→ **RAW DATA**:
-------------------------
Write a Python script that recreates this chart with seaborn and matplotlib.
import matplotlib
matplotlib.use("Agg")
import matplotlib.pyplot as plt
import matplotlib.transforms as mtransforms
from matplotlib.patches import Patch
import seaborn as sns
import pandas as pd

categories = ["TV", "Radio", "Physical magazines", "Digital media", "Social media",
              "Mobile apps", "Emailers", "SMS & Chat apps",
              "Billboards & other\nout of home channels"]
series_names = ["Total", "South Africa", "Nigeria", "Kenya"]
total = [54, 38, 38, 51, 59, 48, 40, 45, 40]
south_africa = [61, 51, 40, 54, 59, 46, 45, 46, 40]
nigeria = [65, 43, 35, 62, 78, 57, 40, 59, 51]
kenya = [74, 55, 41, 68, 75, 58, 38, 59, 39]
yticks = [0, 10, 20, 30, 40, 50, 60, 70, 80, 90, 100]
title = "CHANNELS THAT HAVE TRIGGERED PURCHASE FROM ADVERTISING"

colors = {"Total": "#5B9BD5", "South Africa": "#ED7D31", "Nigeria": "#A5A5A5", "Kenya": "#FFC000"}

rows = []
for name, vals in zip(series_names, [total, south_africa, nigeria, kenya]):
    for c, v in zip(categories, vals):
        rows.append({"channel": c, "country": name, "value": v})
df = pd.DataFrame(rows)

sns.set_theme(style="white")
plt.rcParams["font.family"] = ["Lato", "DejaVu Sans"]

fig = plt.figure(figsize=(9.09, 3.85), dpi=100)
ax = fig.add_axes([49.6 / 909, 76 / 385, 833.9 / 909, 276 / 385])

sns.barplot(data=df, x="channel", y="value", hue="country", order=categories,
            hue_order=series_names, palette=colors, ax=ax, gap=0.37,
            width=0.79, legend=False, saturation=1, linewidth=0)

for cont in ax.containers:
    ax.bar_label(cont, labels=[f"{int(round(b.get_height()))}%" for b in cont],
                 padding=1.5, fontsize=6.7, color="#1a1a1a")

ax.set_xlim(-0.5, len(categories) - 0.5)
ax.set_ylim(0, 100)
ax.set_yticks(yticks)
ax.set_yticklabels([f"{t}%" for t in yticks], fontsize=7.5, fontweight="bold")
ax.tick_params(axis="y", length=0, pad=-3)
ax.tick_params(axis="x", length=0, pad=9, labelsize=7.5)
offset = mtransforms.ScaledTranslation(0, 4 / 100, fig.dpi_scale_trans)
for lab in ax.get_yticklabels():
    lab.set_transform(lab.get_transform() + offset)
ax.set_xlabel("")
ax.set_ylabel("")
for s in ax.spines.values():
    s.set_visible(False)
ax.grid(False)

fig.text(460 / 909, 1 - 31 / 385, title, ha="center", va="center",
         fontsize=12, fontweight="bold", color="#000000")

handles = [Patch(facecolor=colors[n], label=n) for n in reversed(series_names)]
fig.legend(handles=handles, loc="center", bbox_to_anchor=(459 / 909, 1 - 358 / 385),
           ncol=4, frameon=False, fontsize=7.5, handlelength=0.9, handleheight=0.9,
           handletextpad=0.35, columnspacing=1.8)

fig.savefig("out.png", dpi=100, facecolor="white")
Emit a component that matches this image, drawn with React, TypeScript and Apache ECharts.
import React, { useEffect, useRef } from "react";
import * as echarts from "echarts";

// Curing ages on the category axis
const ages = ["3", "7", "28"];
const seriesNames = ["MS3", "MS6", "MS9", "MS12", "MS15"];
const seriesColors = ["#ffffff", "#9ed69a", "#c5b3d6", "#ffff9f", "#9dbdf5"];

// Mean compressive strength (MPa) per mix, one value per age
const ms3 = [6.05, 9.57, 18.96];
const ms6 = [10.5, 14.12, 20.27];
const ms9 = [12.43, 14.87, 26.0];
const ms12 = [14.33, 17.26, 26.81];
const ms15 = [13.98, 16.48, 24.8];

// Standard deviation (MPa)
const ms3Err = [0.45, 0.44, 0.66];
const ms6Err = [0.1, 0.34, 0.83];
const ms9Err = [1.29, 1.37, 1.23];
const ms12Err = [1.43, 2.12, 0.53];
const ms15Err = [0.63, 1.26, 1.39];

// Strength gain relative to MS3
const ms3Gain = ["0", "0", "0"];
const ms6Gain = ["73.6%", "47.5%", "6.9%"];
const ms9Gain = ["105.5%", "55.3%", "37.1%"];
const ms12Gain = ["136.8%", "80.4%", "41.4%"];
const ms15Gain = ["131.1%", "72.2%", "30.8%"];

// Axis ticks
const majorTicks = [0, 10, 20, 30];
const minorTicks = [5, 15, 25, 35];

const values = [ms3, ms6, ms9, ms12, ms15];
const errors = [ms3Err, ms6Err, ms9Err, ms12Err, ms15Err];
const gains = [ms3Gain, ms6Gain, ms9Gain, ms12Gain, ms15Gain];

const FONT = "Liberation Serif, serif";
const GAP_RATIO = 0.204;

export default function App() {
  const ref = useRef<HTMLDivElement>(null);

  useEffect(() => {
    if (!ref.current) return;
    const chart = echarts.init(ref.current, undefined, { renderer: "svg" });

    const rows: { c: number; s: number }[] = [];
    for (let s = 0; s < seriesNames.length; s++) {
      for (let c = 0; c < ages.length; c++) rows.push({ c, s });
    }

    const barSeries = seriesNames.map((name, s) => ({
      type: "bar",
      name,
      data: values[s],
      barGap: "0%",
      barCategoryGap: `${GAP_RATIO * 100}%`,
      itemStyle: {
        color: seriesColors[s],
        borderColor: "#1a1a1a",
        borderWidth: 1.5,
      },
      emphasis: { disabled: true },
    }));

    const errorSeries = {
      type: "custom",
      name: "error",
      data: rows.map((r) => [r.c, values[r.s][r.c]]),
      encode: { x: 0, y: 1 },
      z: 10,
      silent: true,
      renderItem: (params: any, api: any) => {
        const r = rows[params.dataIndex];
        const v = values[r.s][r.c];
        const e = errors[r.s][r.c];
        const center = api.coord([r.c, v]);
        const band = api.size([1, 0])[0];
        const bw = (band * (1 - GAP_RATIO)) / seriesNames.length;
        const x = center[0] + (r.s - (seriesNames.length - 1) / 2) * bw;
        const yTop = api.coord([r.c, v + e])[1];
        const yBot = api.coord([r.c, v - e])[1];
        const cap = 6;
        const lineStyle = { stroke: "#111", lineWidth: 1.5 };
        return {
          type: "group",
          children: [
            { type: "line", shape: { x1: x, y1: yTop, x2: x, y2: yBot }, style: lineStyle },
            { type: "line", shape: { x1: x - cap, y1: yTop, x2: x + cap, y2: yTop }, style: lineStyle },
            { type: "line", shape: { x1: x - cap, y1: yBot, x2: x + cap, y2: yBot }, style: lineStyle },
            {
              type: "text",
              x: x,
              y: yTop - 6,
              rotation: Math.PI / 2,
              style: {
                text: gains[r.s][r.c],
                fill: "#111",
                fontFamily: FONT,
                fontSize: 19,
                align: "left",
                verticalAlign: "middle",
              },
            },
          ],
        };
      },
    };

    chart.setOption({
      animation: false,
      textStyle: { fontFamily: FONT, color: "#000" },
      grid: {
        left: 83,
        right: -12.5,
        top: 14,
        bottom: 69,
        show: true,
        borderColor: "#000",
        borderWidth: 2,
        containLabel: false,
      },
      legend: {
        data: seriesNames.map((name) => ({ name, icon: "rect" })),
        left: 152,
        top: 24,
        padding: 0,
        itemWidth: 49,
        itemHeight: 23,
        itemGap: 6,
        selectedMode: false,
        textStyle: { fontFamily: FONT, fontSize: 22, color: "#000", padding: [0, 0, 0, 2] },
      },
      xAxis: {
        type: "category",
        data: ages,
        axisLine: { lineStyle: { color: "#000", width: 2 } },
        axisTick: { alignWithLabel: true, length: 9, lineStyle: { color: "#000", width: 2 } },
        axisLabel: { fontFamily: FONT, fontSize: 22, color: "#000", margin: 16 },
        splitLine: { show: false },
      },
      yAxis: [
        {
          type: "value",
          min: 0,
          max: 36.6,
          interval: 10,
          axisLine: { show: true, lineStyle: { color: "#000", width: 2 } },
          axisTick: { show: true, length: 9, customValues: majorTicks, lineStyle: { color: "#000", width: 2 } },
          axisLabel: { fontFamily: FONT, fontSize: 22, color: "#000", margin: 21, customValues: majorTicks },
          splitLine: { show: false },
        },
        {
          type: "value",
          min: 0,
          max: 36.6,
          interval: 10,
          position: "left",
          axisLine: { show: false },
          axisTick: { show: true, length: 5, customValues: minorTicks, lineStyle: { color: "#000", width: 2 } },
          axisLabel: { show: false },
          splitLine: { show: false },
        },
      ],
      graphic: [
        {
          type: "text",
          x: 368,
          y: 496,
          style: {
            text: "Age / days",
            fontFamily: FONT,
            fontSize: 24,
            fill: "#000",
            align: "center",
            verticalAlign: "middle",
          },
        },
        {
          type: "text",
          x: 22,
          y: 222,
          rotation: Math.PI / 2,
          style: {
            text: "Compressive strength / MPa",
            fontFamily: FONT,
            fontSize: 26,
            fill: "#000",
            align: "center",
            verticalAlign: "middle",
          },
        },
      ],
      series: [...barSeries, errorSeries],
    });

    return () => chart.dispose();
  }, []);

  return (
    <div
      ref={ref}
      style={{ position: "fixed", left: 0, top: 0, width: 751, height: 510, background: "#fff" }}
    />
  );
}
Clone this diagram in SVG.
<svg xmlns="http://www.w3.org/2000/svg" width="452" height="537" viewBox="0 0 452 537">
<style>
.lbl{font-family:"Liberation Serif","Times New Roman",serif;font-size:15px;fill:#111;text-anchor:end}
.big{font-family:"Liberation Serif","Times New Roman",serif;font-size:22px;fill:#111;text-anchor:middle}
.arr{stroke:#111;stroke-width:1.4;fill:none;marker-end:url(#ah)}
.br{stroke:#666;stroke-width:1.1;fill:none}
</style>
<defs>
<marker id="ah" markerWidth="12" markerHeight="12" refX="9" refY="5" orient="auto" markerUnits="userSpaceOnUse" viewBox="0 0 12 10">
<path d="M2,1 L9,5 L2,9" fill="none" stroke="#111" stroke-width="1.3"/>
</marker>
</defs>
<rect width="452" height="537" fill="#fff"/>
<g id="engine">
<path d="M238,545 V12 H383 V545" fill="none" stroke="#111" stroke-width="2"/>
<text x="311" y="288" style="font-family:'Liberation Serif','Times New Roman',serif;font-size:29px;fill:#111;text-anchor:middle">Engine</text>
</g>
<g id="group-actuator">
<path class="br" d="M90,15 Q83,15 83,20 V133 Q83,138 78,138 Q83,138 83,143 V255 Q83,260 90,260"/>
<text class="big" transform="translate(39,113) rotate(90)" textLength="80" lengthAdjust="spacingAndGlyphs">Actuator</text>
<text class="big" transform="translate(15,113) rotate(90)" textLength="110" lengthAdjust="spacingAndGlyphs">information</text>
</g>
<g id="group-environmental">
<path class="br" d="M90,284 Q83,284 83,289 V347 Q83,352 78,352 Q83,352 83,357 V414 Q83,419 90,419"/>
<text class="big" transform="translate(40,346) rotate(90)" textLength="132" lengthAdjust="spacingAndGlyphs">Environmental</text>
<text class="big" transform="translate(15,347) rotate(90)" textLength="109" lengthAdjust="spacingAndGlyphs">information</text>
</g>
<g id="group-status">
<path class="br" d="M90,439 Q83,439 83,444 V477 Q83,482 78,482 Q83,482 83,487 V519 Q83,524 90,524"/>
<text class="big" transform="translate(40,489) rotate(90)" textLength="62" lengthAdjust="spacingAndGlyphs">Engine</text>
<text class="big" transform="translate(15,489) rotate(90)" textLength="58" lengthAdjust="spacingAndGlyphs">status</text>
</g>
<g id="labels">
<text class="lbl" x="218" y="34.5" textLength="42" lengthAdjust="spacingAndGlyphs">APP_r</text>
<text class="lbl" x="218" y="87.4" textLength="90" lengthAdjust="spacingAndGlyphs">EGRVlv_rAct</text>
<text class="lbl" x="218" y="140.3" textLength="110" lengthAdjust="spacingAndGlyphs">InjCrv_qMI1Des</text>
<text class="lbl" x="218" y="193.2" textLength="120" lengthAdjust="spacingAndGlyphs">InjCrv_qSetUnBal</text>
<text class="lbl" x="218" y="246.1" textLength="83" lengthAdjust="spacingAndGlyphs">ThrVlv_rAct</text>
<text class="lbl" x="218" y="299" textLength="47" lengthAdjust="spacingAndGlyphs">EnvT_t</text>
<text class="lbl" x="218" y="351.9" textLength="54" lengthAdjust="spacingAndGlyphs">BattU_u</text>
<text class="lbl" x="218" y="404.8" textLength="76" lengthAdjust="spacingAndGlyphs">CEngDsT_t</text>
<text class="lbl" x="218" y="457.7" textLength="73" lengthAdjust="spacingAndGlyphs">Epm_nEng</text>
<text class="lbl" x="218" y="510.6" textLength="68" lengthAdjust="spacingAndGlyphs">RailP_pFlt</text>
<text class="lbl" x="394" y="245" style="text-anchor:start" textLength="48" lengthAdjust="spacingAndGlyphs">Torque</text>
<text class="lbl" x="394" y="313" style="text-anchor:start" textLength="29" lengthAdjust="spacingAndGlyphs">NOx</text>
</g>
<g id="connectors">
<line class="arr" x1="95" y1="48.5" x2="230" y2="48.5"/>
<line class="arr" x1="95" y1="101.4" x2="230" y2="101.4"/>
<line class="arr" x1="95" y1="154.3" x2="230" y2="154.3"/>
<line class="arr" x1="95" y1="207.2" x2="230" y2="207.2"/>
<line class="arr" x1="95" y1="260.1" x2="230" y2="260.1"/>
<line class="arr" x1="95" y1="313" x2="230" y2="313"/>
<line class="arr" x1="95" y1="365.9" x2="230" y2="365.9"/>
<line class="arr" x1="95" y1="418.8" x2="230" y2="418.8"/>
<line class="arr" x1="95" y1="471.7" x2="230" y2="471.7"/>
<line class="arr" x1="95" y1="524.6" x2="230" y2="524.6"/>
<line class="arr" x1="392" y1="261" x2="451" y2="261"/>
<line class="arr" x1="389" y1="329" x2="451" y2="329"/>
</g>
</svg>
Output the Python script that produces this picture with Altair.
-------------------------
→ **WORK TO COMPLETE**:
Return exactly the lines that run from the top of the listing above to the line containing "df = pd.DataFrame(rows)", please, keeping both end lines and leaving out everything else.

→ **FULL RESPONSE**:
Write a Python script that recreates this chart with seaborn and matplotlib.
import matplotlib
matplotlib.use("Agg")
import matplotlib.pyplot as plt
import matplotlib.transforms as mtransforms
from matplotlib.patches import Patch
import seaborn as sns
import pandas as pd

categories = ["TV", "Radio", "Physical magazines", "Digital media", "Social media",
              "Mobile apps", "Emailers", "SMS & Chat apps",
              "Billboards & other\nout of home channels"]
series_names = ["Total", "South Africa", "Nigeria", "Kenya"]
total = [54, 38, 38, 51, 59, 48, 40, 45, 40]
south_africa = [61, 51, 40, 54, 59, 46, 45, 46, 40]
nigeria = [65, 43, 35, 62, 78, 57, 40, 59, 51]
kenya = [74, 55, 41, 68, 75, 58, 38, 59, 39]
yticks = [0, 10, 20, 30, 40, 50, 60, 70, 80, 90, 100]
title = "CHANNELS THAT HAVE TRIGGERED PURCHASE FROM ADVERTISING"

colors = {"Total": "#5B9BD5", "South Africa": "#ED7D31", "Nigeria": "#A5A5A5", "Kenya": "#FFC000"}

rows = []
for name, vals in zip(series_names, [total, south_africa, nigeria, kenya]):
    for c, v in zip(categories, vals):
        rows.append({"channel": c, "country": name, "value": v})
df = pd.DataFrame(rows)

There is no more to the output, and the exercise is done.